Nach Einschätzung des Soziologen Raj Kollmorgen hat sich bei vielen Menschen im Osten Deutschlands eine rechtspopulistische Mentalität herausgebildet, die unabhängig von AfD-Wahlerfolgen erhalten bleibe. In den Bundesländern Thüringen, Sachsen und Sachsen-Anhalt sei diese nicht nur durch die Erfahrungen in der DDR und mit deren Erbe entstanden, sondern auch durch weiter zurückliegende historische Entwicklungen. Kollmorgen nahm am Dienstag in Erfurt bei einer Tagung mit dem Titel „Rechter Osten?!“ teil, wie das Online-Portal „IslamiQ“ berichtet. Die Tagung war von der Thüringer Landeszentrale für Politische Bildung und den Demokratieberatern von Mobit organisiert worden.
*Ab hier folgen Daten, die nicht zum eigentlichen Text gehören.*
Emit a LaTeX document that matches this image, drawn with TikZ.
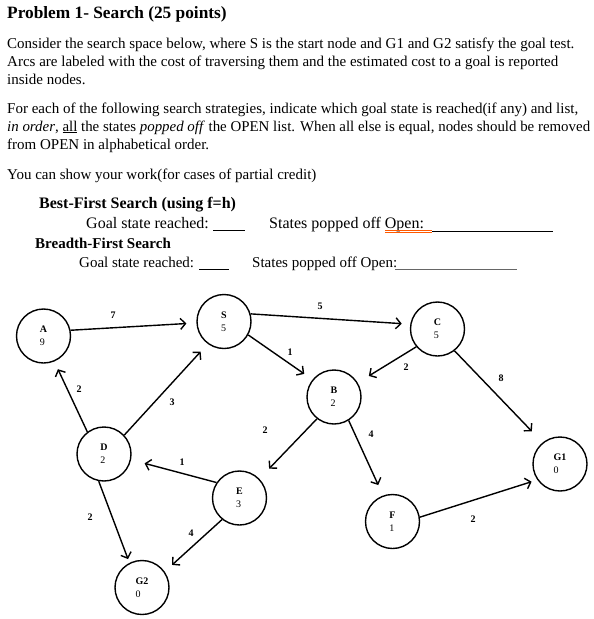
\documentclass[tikz,border=0pt]{standalone}
\usepackage{fontspec}
\setmainfont{Liberation Serif}
\usetikzlibrary{arrows.meta}
\begin{document}
\begin{tikzpicture}[x=1pt,y=-1pt,
  txt/.style={anchor=base west, inner sep=0pt, font=\fontsize{15}{18}\selectfont},
  txtb/.style={anchor=base west, inner sep=0pt, font=\fontsize{16}{18}\selectfont},
  state/.style={circle, draw, line width=1.4pt, minimum size=54pt, inner sep=0pt, align=left, font=\fontsize{10}{13}\selectfont},
  edge/.style={line width=1.4pt, -{Straight Barb[length=5pt,width=11pt]}},
  cost/.style={font=\fontsize{10}{11}\selectfont\bfseries, inner sep=0pt},
  blank/.style={line width=0.9pt}
]
\useasboundingbox[fill=white] (0,0) rectangle (594,619);

% ---------- text ----------
\node[anchor=base west, inner sep=0pt, font=\fontsize{17.3}{20}\selectfont\bfseries] (title) at (7,18) {Problem 1- Search (25 points)};
\node[txt] (l1) at (7,48) {Consider the search space below, where S is the start node and G1 and G2 satisfy the goal test.};
\node[txt] (l2) at (7,66) {Arcs are labeled with the cost of traversing them and the estimated cost to a goal is reported};
\node[txt] (l3) at (7,84) {inside nodes.};
\node[txt] (l4) at (7,113) {For each of the following search strategies, indicate which goal state is reached(if any) and list,};
\node[txt, font=\fontsize{14.9}{18}\selectfont] (l5) at (7,131) {\textit{in order}, \underline{all} the states \textit{popped off} the OPEN list. When all else is equal, nodes should be removed};
\node[txt] (l6) at (7,149) {from OPEN in alphabetical order.};
\node[txt] (l7) at (7,179) {You can show your work(for cases of partial credit)};

\node[txtb, font=\fontsize{16}{18}\selectfont\bfseries] (bfs) at (39,208) {Best-First Search (using f=h)};
\node[txtb] (g1) at (86,228) {Goal state reached:};
\node[txtb] (p1) at (269,228) {States popped off Open:};
\draw[blank] (213,230.5) -- (245,230.5);
\draw[orange!70!red, line width=0.5pt] (385,230) -- (432,230);
\draw[orange!70!red, line width=0.5pt] (385,232) -- (432,232);
\draw[blank] (432,231) -- (553,231);

\node[txt, font=\fontsize{15}{18}\selectfont\bfseries] (brs) at (35,248) {Breadth-First Search};
\node[txt] (g2) at (79,267) {Goal state reached:};
\node[txt] (p2) at (252,267) {States popped off Open:};
\draw[blank] (199,269.5) -- (229,269.5);
\draw[blank, black!60] (395,269.5) -- (517,269.5);

% ---------- graph ----------
\node[state] (A)  at (43.5,336)  {\textbf{A}\\9};
\node[state] (S)  at (224,321.5) {\textbf{S}\\5};
\node[state] (C)  at (437.5,329) {\textbf{C}\\5};
\node[state] (B)  at (334,397)   {\textbf{B}\\2};
\node[state] (G1) at (560,464)   {\textbf{G1}\\0};
\node[state] (F)  at (392.5,521.5) {\textbf{F}\\1};
\node[state] (D)  at (104,454)   {\textbf{D}\\2};
\node[state] (E)  at (239.5,498) {\textbf{E}\\3};
\node[state] (G2) at (142,587.5) {\textbf{G2}\\0};

\draw[edge, shorten >=10pt]  (A.12.5) -- (S.183);
\draw[edge, shorten >=8.5pt] (S.16)   -- (C.170);
\draw[edge, shorten >=10pt]  (S.-29)  -- (B.141.6);
\draw[edge, shorten >=13pt]  (C.220)  -- (B.31.7);
\draw[edge, shorten >=15.5pt](C.-52.7) -- (G1.129.3);
\draw[edge, shorten >=14pt]  (B.232)  -- (E.44.5);
\draw[edge, shorten >=11.5pt](B.-58)  -- (F.110.8);
\draw[edge, shorten >=6pt]   (F.9.3)  -- (G1.215);
\draw[edge, shorten >=14pt]  (E.146)  -- (D.-12.7);
\draw[edge, shorten >=10pt]  (E.231.5) -- (G2.35.6);
\draw[edge, shorten >=8.5pt] (D.127.7) -- (A.-67.7);
\draw[edge, shorten >=10.5pt](D.43.5) -- (S.234);
\draw[edge, shorten >=4pt]   (D.259)  -- (G2.117);

\node[cost] (cAS)  at (113,315) {7};
\node[cost] (cSC)  at (320,306) {5};
\node[cost] (cSB)  at (290,352) {1};
\node[cost] (cCB)  at (406,367) {2};
\node[cost] (cCG)  at (501,378) {8};
\node[cost] (cBE)  at (265,430) {2};
\node[cost] (cBF)  at (371,434) {4};
\node[cost] (cFG)  at (473,519) {2};
\node[cost] (cED)  at (182,462) {1};
\node[cost] (cEG)  at (191,533) {4};
\node[cost] (cDA)  at (79,389)  {2};
\node[cost] (cDS)  at (172,402) {3};
\node[cost] (cDG)  at (90,517)  {2};
\end{tikzpicture}
\end{document}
Bereits seit dem Mittelalter habe es auf dem heutigen Gebiet dieser drei Bundesländer historische Entwicklungen gegeben, die zur Ausprägung dieser Mentalität beigetragen hätten. Die Gebiete seien über Jahrhunderte hinweg umkämpft gewesen. Das habe zur Überhöhung der eigenen Identität geführt, „weil man sich immer wieder durch Fremdherrschaften bedroht gesehen hat“. Die entsprechenden Erfahrungen seien über Generationen hinweg innerhalb der Familien weitergegeben worden – mit dem Ergebnis, dass rechtspopulistisch denkende Menschen bis heute ihre eigene Identität über die von anderen Menschen stellten.
Rechtspopulistische Mentalität bei 20 bis 30 Prozent der Menschen
Nach Einschätzung Kollmorgens habe sich bei etwa 20 bis 30 Prozent der Ostdeutschen mittlerweile eine rechtspopulistische Mentalität entwickelt. „Wir reden also von einem erheblichen Teil der ostdeutschen Bevölkerung“, sagte er. Erst dies habe die Wahlerfolge der AfD im Osten möglich gemacht. Es sei offenkundig, dass diese Partei im Osten, und eben vor allem in Sachsen, Sachsen-Anhalt und Thüringen, stärker verwurzelt sei als in Westdeutschland.
Kollmorgen ist Professor an der Fakultät für Sozialwissenschaften der Hochschule Zittau-Görlitz. Einer seiner Forschungsschwerpunkte sind postsozialistische Transformationen. Aus der DDR hätten diese Menschen vor allem die Erfahrung mitgenommen, dass nur Protest auf der Straße zu Veränderungen führe. Auf genau „dieser Klaviatur“ spiele die AfD.